Finance vs. Lease: A Head-to-Head Comparison
Sometimes the easiest way to decide is to see the data side-by-side. Here’s a breakdown of how these two options stack up on the factors that matter most.
| Feature | Financing (Buying) | Leasing (Renting) |
|---|---|---|
| Ownership | Yes, at the end of the term. | No, you are renting it. |
| Typical Monthly Cost | Higher | Lower |
| Total Long-Term Cost | Lower (often just the retail price) | Significantly higher if you buy it out |
| Upgrading Tech | Difficult; must sell the old TV first. | Easy; built into the end-of-lease process. |
| Credit Requirement | Good to Excellent for best rates. | More lenient; accessible to more people. |
| Repairs & Maintenance | Your responsibility after warranty. | Often included in the lease agreement. |
| Best For | Someone who keeps tech for 4+ years and wants the best long-term value. | Someone who must have the latest tech every 2-3 years and prioritizes low monthly costs. |
Key Questions to Ask Before You Decide
The right choice comes down to your personal habits and financial situation. Forget what the salesperson says and honestly answer these four questions.

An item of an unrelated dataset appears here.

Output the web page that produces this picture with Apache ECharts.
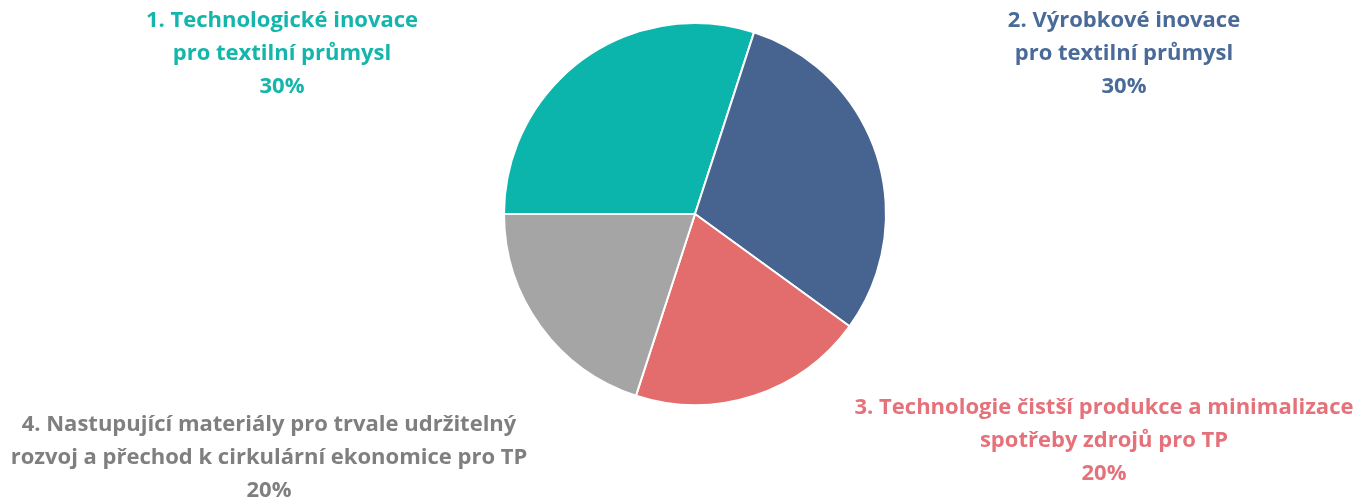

- How long will I realistically keep this TV? If your answer is “until it dies,” financing is almost certainly the better financial move. If it’s “until the next big thing comes out,” leasing aligns better with your goals.
- What is my *true* budget? Don’t just look at the monthly payment. Calculate the total cost. A $60/month lease for 24 months ($1440) on a $1200 TV you don’t even own is a bad deal compared to a $50/month financing plan for 24 months ($1200) where you own it.

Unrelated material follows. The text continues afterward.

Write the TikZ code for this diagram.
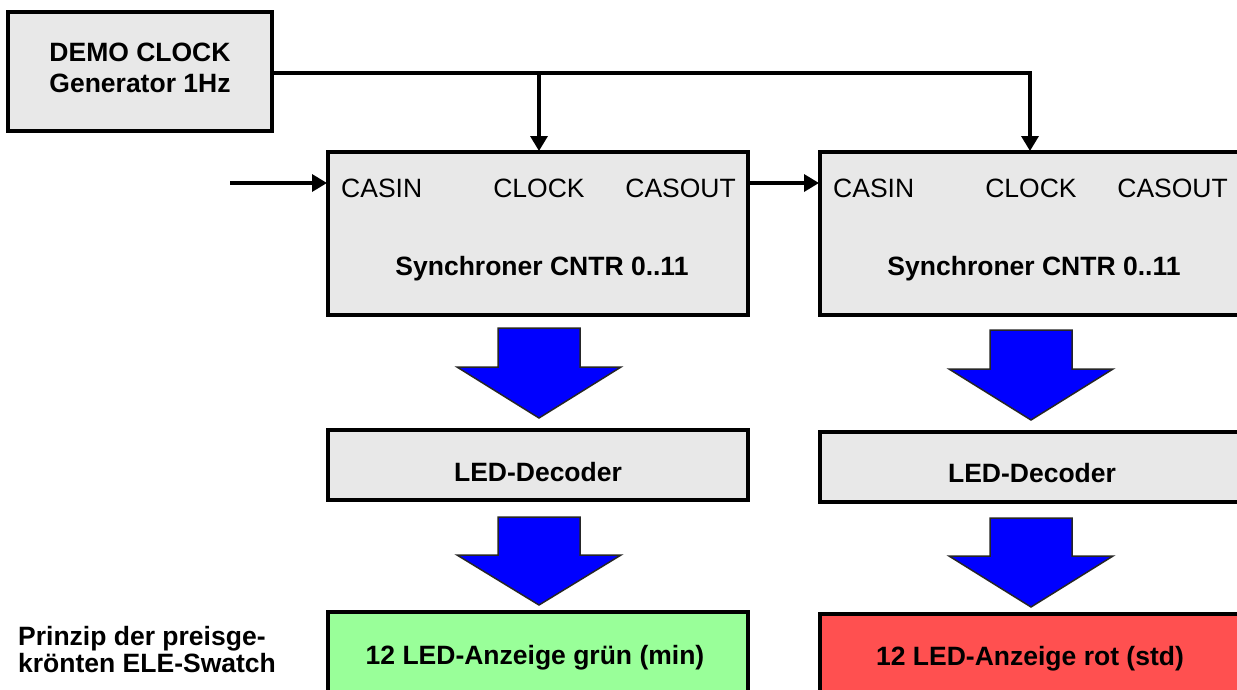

- How much do I value flexibility? Is there a chance you might move to a smaller apartment in a year where a 70-inch TV won’t fit? A lease offers an exit strategy that financing doesn’t.
- What’s the mistake I almost made? I almost fell for a lease with a weekly payment. It sounded tiny, like “$15 a week.” But that’s over $60 a month, or $780 a year, for a TV I wouldn’t own. Always convert weekly prices to monthly and yearly costs to see the real number. It’s often shocking.
Frequently Asked Questions
Does leasing a TV build credit?
It depends. Some rent-to-own companies report your payment history to credit bureaus, which can help build credit. However, many do not. Always ask specifically if they report to Equifax, Experian, or TransUnion before signing.
What happens if I damage a leased TV?
You will likely have to pay for the repairs or a penalty fee, as outlined in your lease agreement. Some leases offer optional insurance policies to cover accidental damage for an extra monthly cost.
Can I buy the TV at the end of the lease?
Yes, almost all lease agreements include a buyout option. However, be aware that the total amount you’ve paid (all lease payments + the buyout price) will usually be much more than the TV’s original retail price.
Is financing always cheaper than leasing in the long run?
Yes, in 99% of scenarios. The only time leasing might “save” you money is if you planned to buy a brand new TV every two years anyway, and the resale value of your old TV was extremely low.